Corporate Liability Standards
The court also addressed the plaintiff's argument that the limited partners should be held liable for the corporation's debts, as it was the general partner of the limited partnership. Under general corporate law, shareholders, officers, and directors are typically not held personally liable for corporate debts. The court referenced the Belvedere case, which established a three-prong test to determine when shareholders might be held liable for corporate obligations. The court noted that for liability to attach to shareholders, there must be evidence that they exercised control over the corporation in a manner that constituted fraud or illegal conduct. In this case, the court found that Montgomery failed to present sufficient evidence to demonstrate that the limited partners acted fraudulently or illegally in their capacity as shareholders of the corporation.
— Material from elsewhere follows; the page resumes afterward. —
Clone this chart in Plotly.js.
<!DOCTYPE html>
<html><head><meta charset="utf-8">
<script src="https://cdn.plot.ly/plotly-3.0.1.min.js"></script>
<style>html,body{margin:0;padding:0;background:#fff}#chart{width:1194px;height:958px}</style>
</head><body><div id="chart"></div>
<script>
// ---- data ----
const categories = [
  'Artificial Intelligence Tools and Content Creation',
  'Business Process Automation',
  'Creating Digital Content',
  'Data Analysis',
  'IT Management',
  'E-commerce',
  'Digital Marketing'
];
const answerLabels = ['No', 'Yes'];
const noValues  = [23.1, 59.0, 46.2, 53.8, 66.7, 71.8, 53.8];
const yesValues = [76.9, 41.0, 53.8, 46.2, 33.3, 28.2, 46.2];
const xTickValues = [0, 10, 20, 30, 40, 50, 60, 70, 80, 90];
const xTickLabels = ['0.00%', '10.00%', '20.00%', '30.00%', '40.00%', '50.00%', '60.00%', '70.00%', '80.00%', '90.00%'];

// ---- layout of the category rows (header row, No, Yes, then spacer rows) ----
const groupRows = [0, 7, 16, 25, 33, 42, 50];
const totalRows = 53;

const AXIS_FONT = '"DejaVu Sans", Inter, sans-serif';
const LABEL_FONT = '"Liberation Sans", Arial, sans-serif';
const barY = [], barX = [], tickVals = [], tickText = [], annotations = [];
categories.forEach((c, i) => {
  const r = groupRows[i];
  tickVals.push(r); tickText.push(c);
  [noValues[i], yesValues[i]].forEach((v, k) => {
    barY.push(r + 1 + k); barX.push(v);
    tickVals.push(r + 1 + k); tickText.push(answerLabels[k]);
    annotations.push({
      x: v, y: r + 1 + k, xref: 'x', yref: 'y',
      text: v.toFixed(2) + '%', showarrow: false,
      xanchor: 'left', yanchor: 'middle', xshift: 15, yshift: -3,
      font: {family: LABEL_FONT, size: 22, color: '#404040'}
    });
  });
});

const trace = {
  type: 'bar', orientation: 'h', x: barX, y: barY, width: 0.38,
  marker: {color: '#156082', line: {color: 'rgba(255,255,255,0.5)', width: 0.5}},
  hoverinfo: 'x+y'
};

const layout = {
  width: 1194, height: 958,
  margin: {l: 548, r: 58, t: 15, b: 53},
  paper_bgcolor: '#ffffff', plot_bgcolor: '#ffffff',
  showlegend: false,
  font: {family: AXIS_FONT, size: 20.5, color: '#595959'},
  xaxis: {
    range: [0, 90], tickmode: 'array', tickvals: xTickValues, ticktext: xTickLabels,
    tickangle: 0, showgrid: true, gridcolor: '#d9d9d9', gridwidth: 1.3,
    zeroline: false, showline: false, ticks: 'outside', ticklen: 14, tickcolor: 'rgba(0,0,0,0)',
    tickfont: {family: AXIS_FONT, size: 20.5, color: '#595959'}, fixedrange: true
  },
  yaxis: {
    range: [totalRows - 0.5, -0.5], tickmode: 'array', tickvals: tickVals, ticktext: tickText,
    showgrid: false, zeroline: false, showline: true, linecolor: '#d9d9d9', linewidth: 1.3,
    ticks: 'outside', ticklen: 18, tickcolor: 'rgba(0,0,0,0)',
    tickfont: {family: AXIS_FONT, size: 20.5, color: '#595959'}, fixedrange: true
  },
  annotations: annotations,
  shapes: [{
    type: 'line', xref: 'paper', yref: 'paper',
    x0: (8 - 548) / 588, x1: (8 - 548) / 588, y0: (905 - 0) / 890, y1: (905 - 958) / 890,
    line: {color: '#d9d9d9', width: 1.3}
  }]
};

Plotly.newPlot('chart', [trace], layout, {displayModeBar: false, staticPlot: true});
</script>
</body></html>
Insufficient Evidence of Control
The court pointed out that Montgomery's allegations regarding the limited partners’ control lacked the necessary factual support to satisfy the second element of the Belvedere test. Although Montgomery claimed that the limited partners were involved in running the corporation and that financial transactions were mismanaged, he did not provide evidence showing that this control was exercised in a fraudulent manner or to the detriment of creditors. The court concluded that without such evidence, the plaintiff's claim could not succeed as a matter of law, thereby reinforcing the limited partners' protective status as shareholders. This lack of evidence was critical in the court's decision to grant summary judgment in favor of the limited partners, as it demonstrated that there was no basis for personal liability under the applicable legal standards.
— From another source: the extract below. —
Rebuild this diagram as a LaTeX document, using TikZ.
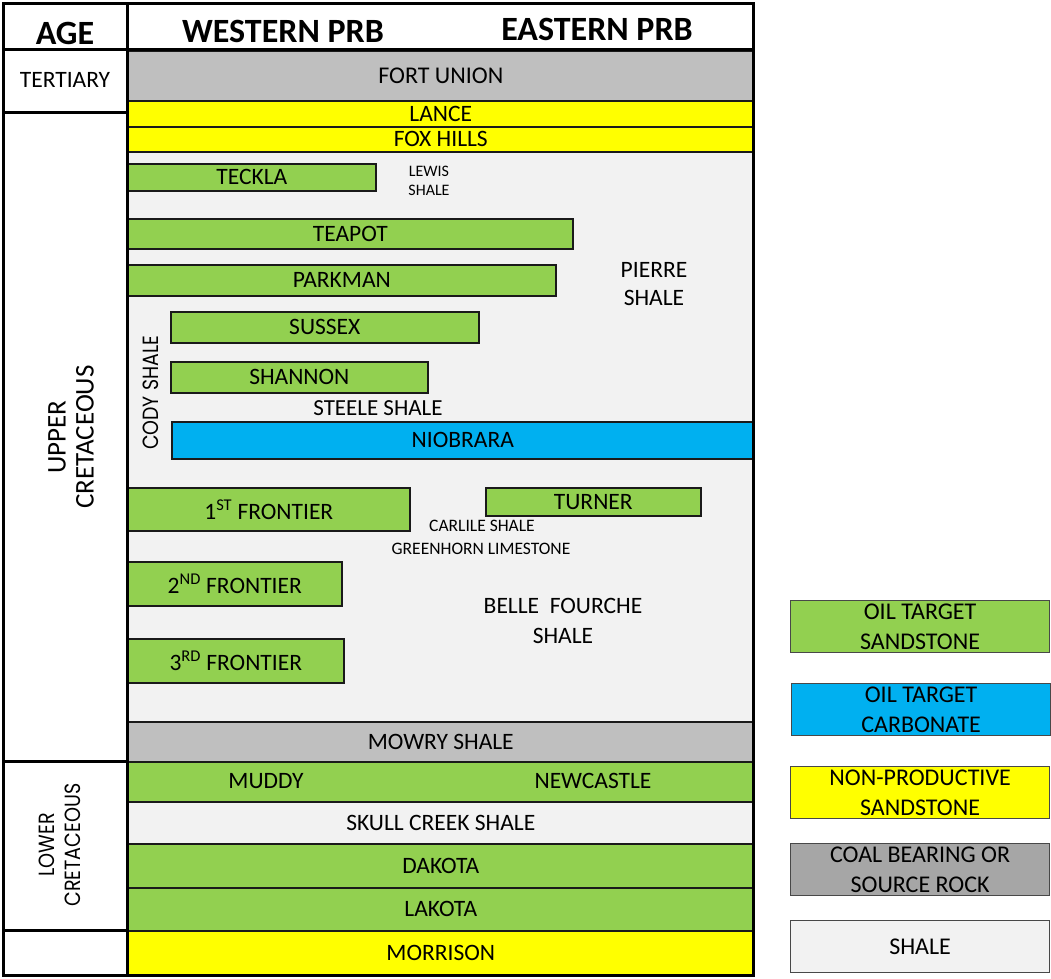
\documentclass[tikz,border=0pt]{standalone}
\usepackage{fontspec}
\setmainfont{Carlito}
\newfontfamily\geo{Poppins}
\definecolor{sand}{HTML}{92D050}
\definecolor{carb}{HTML}{00B0F0}
\definecolor{ylw}{HTML}{FFFF00}
\definecolor{coal}{HTML}{BFBFBF}
\definecolor{coalleg}{HTML}{A6A6A6}
\definecolor{shl}{HTML}{F2F2F2}
\definecolor{edge}{HTML}{1A1A1A}
\newcommand\fs[2]{\fontsize{#1}{#2}\selectfont}
\begin{document}
\begin{tikzpicture}[x=1pt,y=-1pt,
  layer/.style={draw=edge, line width=1.6pt, inner sep=0pt, anchor=north west, font=\fs{23.5}{26}},
  legbox/.style={draw=edge!80, line width=1.2pt, inner sep=0pt, anchor=north west, minimum width=259pt, minimum height=52pt, align=center, font=\fs{24}{30}},
  lbl/.style={inner sep=0pt, align=center, font=\fs{23.5}{30}},
  small/.style={inner sep=0pt, align=center, font=\fs{17.5}{19}},
  hdr/.style={inner sep=0pt, font=\bfseries\fs{34}{36}},
  frame/.style={line width=3pt, black}]
\useasboundingbox (0,0) rectangle (1051,978);
% background shale
\node[anchor=north west, fill=shl, minimum width=626pt, minimum height=570pt, inner sep=0pt] (shalebg) at (127,151) {};
% full-width layers
\node[layer, fill=coal, minimum width=626pt, minimum height=50pt, font=\fs{24}{26}] (fortunion) at (127,50) {FORT UNION};
\node[layer, fill=ylw, minimum width=626pt, minimum height=26pt] (lance) at (127,100) {LANCE};
\node[layer, fill=ylw, minimum width=626pt, minimum height=25pt] (foxhills) at (127,126) {FOX HILLS};
% partial layers
\node[layer, fill=sand, minimum width=248pt, minimum height=27pt] (teckla) at (127,163) {TECKLA};
\node[layer, fill=sand, minimum width=445pt, minimum height=30pt] (teapot) at (127,218) {TEAPOT};
\node[layer, fill=sand, minimum width=428pt, minimum height=31pt] (parkman) at (127,264) {PARKMAN};
\node[layer, fill=sand, minimum width=308pt, minimum height=31pt] (sussex) at (170,311) {SUSSEX};
\node[layer, fill=sand, minimum width=257pt, minimum height=31pt] (shannon) at (170,361) {SHANNON};
\node[layer, fill=carb, minimum width=582pt, minimum height=37pt] (niobrara) at (171,421) {NIOBRARA};
\node[layer, fill=sand, minimum width=282pt, minimum height=43pt] (frontier1) at (127,487) {1\textsuperscript{ST} FRONTIER};
\node[layer, fill=sand, minimum width=215pt, minimum height=28pt] (turner) at (485,487) {TURNER};
\node[layer, fill=sand, minimum width=214pt, minimum height=44pt] (frontier2) at (127,561) {2\textsuperscript{ND} FRONTIER};
\node[layer, fill=sand, minimum width=216pt, minimum height=44pt] (frontier3) at (127,638) {3\textsuperscript{RD} FRONTIER};
% lower layers
\node[layer, fill=coal, minimum width=626pt, minimum height=40pt] (mowry) at (127,721) {MOWRY SHALE};
\node[layer, fill=sand, minimum width=626pt, minimum height=40pt] (muddy) at (127,761) {};
\node[layer, fill=shl, minimum width=626pt, minimum height=42pt] (skull) at (127,801) {SKULL CREEK SHALE};
\node[layer, fill=sand, minimum width=626pt, minimum height=44pt] (dakota) at (127,843) {DAKOTA};
\node[layer, fill=sand, minimum width=626pt, minimum height=43pt] (lakota) at (127,887) {LAKOTA};
\node[layer, fill=ylw, minimum width=626pt, minimum height=45pt] (morrison) at (127,930) {MORRISON};
\node[lbl] (muddylbl) at (266,781) {MUDDY};
\node[lbl] (newcastle) at (593,781) {NEWCASTLE};
% shale labels
\node[inner sep=0pt, align=center, font=\fs{16}{19}] (lewis) at (429,181) {LEWIS\\SHALE};
\node[lbl, font=\fs{23.5}{28}] (pierre) at (654,284) {PIERRE\\SHALE};
\node[lbl, font=\fs{23}{24}] (steele) at (378,408) {STEELE SHALE};
\node[small] (carlile) at (482,526) {CARLILE SHALE};
\node[small] (greenhorn) at (481,549) {GREENHORN LIMESTONE};
\node[lbl] (belle) at (563,621) {BELLE\ \ FOURCHE\\SHALE};
\node[inner sep=0pt, rotate=90] (cody) at (151,393) {\scalebox{0.86}[1]{\geo\fs{22}{24}CODY SHALE}};
% frame
\draw[frame] (3,3) rectangle (753,975);
\draw[frame] (127,3) -- (127,975);
\draw[frame] (3,49) -- (753,49);
\draw[frame] (3,112) -- (127,112);
\draw[frame] (3,761) -- (127,761);
\draw[frame] (3,930) -- (127,930);
% header and age texts
\node[hdr] (age) at (65,33) {AGE};
\node[hdr] (west) at (283,31) {WESTERN PRB};
\node[hdr] (east) at (597,29) {EASTERN PRB};
\node[lbl] (tertiary) at (65,80) {TERTIARY};
\node[lbl, rotate=90, font=\fs{27}{28}] (upper) at (71,437) {UPPER\\CRETACEOUS};
\node[inner sep=0pt, rotate=90] (lower) at (62,845) {\scalebox{0.87}[1]{\geo\fs{22}{26}\begin{tabular}{@{}c@{}}LOWER\\CRETACEOUS\end{tabular}}};
% legend
\node[legbox, fill=sand] (legsand) at (790,600) {OIL TARGET\\SANDSTONE};
\node[legbox, fill=carb] (legcarb) at (791,683) {OIL TARGET\\CARBONATE};
\node[legbox, fill=ylw] (legyel) at (790,766) {NON-PRODUCTIVE\\SANDSTONE};
\node[legbox, fill=coalleg] (legcoal) at (790,843) {COAL BEARING OR\\SOURCE ROCK};
\node[legbox, fill=shl] (legshale) at (790,920) {SHALE};
\end{tikzpicture}
\end{document}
Conclusion on Summary Judgment
In conclusion, the court granted the limited partners' motion for summary judgment, affirming their limited liability status. It held that the limited partners were not personally liable for the debts of the limited partnership because they did not assume control over the partnership until after the promissory note was signed. Furthermore, the court determined that the allegations of control over the corporation did not rise to the level of fraud or illegal conduct necessary to pierce the corporate veil. The decision underscored the legal protections afforded to limited partners under Ohio law and established clarity regarding the circumstances under which limited liability could be lost. Consequently, the court found no legal grounds to hold the limited partners accountable for the partnership’s financial obligations, resulting in the dismissal of Montgomery's claims against them.